A MOTORCYCLIST who used false number plates on a bike he couldn’t ride legally has been banned from the roads.

Police found Callum James Ackroyd, 20, on a Phaser 600cc at Squires Café Bar near Sherburn-in-Elmet, a popular meeting place for bikers, said Alexander Steadward, prosecuting told York Magistrates' Court.

The engine was running. But he only had a licence and insurance to ride a 125cc machine.

The number plates on the motorbike were for a Yamaha 125cc, not the more powerful machine Ackroyd was riding, said the prosecutor.

He told officers he had failed his motorcycle test.

Ackroyd, of no fixed address from Huddersfield, pleaded guilty to fraudulent use of number plates, driving without insurance, and driving without a licence, all committed on September 15.

He had a previous conviction in 2022 for using a vehicle without insurance and without a licence and six penalty points.

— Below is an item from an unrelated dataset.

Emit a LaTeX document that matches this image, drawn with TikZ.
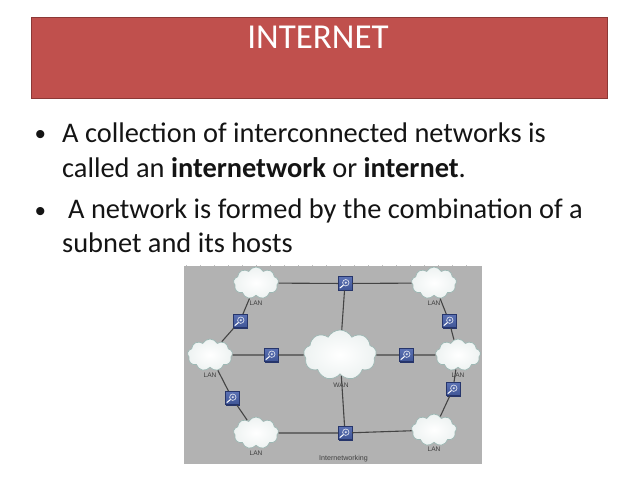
\documentclass[tikz,border=0pt]{standalone}
\usepackage{fontspec}
\setmainfont{Carlito}
\setsansfont{Liberation Sans}
\usetikzlibrary{shapes.symbols,shadows}
\definecolor{titlered}{HTML}{C0504D}
\definecolor{titleedge}{HTML}{8C3836}
\definecolor{netgray}{HTML}{B2B2B2}
\definecolor{wirecol}{HTML}{444444}
\definecolor{routerblue}{HTML}{3F5596}
\definecolor{routerlight}{HTML}{5C72B4}
\definecolor{routerdark}{HTML}{26356B}
\definecolor{cloudedge}{HTML}{9DB8B4}
\tikzset{
  x=1pt,y=-1pt,
  titlebox/.style={draw=titleedge,line width=1pt,fill=titlered,minimum width=576pt,minimum height=81pt,inner sep=0pt},
  titletext/.style={font=\fontsize{35}{35}\selectfont,text=white,inner sep=0pt,anchor=base},
  bodytext/.style={font=\fontsize{28.4}{28.4}\selectfont,text=black!92,inner sep=0pt,anchor=base west},
  bullettext/.style={font=\sffamily\fontsize{30}{30}\selectfont,text=black!92,inner sep=0pt,anchor=base west},
  cloudnode/.style={cloud,cloud puffs=9,cloud puff arc=125,aspect=1.45,inner sep=0pt,draw=cloudedge,line width=0.7pt,inner color=white,outer color=white!82!cloudedge},
  smallcloud/.style={cloudnode,minimum width=45pt,minimum height=32pt},
  bigcloud/.style={cloudnode,minimum width=73pt,minimum height=50pt},
  routerbox/.style={rectangle,minimum width=13.5pt,minimum height=13.5pt,inner sep=0pt,top color=routerlight,bottom color=routerblue,draw=routerdark,line width=0.5pt,
    general shadow={fill=routerdark,shadow xshift=1.2pt,shadow yshift=-1.2pt},
    path picture={
      \draw[white!80!routerblue,line width=0.7pt] (path picture bounding box.center) ++(0.8,-0.8) circle[radius=3.2pt];
      \fill[white!80!routerblue] (path picture bounding box.center) ++(0.8,-0.8) circle[radius=1.2pt];
      \draw[white,line width=1pt] (path picture bounding box.center) ++(-1.6,1.6) -- ++(-3.6,3);
    }},
  wire/.style={draw=wirecol,line width=1.1pt},
  lanlabel/.style={font=\sffamily\fontsize{6.6}{6.6}\selectfont,text=black!75,inner sep=0pt},
}
\begin{document}
\begin{tikzpicture}
\useasboundingbox (0,0) rectangle (638,478);
\fill[white] (0,0) rectangle (638,478);
\node[titlebox] (title) at (319,58.5) {};
\node[titletext] (titlelabel) at (318,49) {INTERNET};
\node[bullettext] (b1) at (35,145) {•};
\node[bodytext] (l1) at (62,143) {A collection of interconnected networks is};
\node[bodytext] (l2) at (62,177.5) {called an \textbf{internetwork} or \textbf{internet}.};
\node[bullettext] (b2) at (35,222) {•};
\node[bodytext] (l3) at (68,219) {A network is formed by the combination of a};
\node[bodytext] (l4) at (62,252.5) {subnet and its hosts};

\node[fill=netgray,minimum width=298pt,minimum height=198pt,inner sep=0pt] (panel) at (333,365.5) {};
\coordinate (tickL) at (186,265.5);
\coordinate (tickR) at (470,265.5);
\draw[black!25,line width=0.5pt,dash pattern=on 1pt off 13pt] (tickL) -- (tickR);

\node[smallcloud] (ctl) at (256,283) {};
\node[smallcloud] (ctr) at (434,283) {};
\node[smallcloud] (cl) at (210,355) {};
\node[smallcloud] (cr) at (458,355) {};
\node[smallcloud] (cbl) at (256,433) {};
\node[smallcloud] (cbr) at (434,430) {};
\node[bigcloud] (wan) at (340,355) {};

\node[routerbox] (rt) at (345,283.5) {};
\node[routerbox] (rtl) at (240,321) {};
\node[routerbox] (rtr) at (449,321) {};
\node[routerbox] (rml) at (271,355) {};
\node[routerbox] (rmr) at (406,355) {};
\node[routerbox] (rll) at (232,398) {};
\node[routerbox] (rlr) at (453,389) {};
\node[routerbox] (rb) at (345,433) {};

\node[lanlabel] (ltl) at (256,303.5) {LAN};
\node[lanlabel] (ltr) at (434,303.5) {LAN};
\node[lanlabel] (ll) at (210,375) {LAN};
\node[lanlabel] (lr) at (458,375) {LAN};
\node[lanlabel] (lbl) at (256,453) {LAN};
\node[lanlabel] (lbr) at (434,449.5) {LAN};
\node[lanlabel] (lw) at (341,385.5) {WAN};
\node[lanlabel,font=\sffamily\fontsize{7.1}{7.1}\selectfont] (lnet) at (343.5,458.5) {Internetworking};

\draw[wire] (ctl) -- (rt);
\draw[wire] (rt) -- (ctr);
\draw[wire] (rt) -- (wan);
\draw[wire] (ctl) -- (rtl);
\draw[wire] (rtl) -- (cl);
\draw[wire] (cl) -- (rml);
\draw[wire] (rml) -- (wan);
\draw[wire] (wan) -- (rmr);
\draw[wire] (rmr) -- (cr);
\draw[wire] (ctr) -- (rtr);
\draw[wire] (rtr) -- (cr);
\draw[wire] (cl) -- (rll);
\draw[wire] (rll) -- (cbl);
\draw[wire] (cbl) -- (rb);
\draw[wire] (rb) -- (cbr);
\draw[wire] (rb) -- (wan);
\draw[wire] (cr) -- (rlr);
\draw[wire] (rlr) -- (cbr);
\end{tikzpicture}
\end{document}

York magistrates gave him another six penalty points and banned him from driving for six months.

They also fined him £140 and ordered him to pay a £56 statutory surcharge and £85 prosecution costs.

Defence solicitor Harry Bayman said: “He is clearly a young man very much devoted to motor bikes.”

The number plates belonged to a Yamaha 125cc bike he owned. He also owned the Phaser 600cc bike, which he had bought to do up.

The less powerful bike had been badly damaged in a road crash six months previously “not through any fault of Callum Ackroyd” and was off the road, said Mr Bayman.

That meant he couldn’t go to Scarborough as part of his younger brother’s birthday celebrations. So he had moved the plates of the bike he was entitled to ride to the bike he couldn’t ride legally, and ridden it.

He was suffering from post-traumatic stress disorder having been involved in a “very serious accident” when he was in his teens that had left him physically and mentally scarred, the court heard.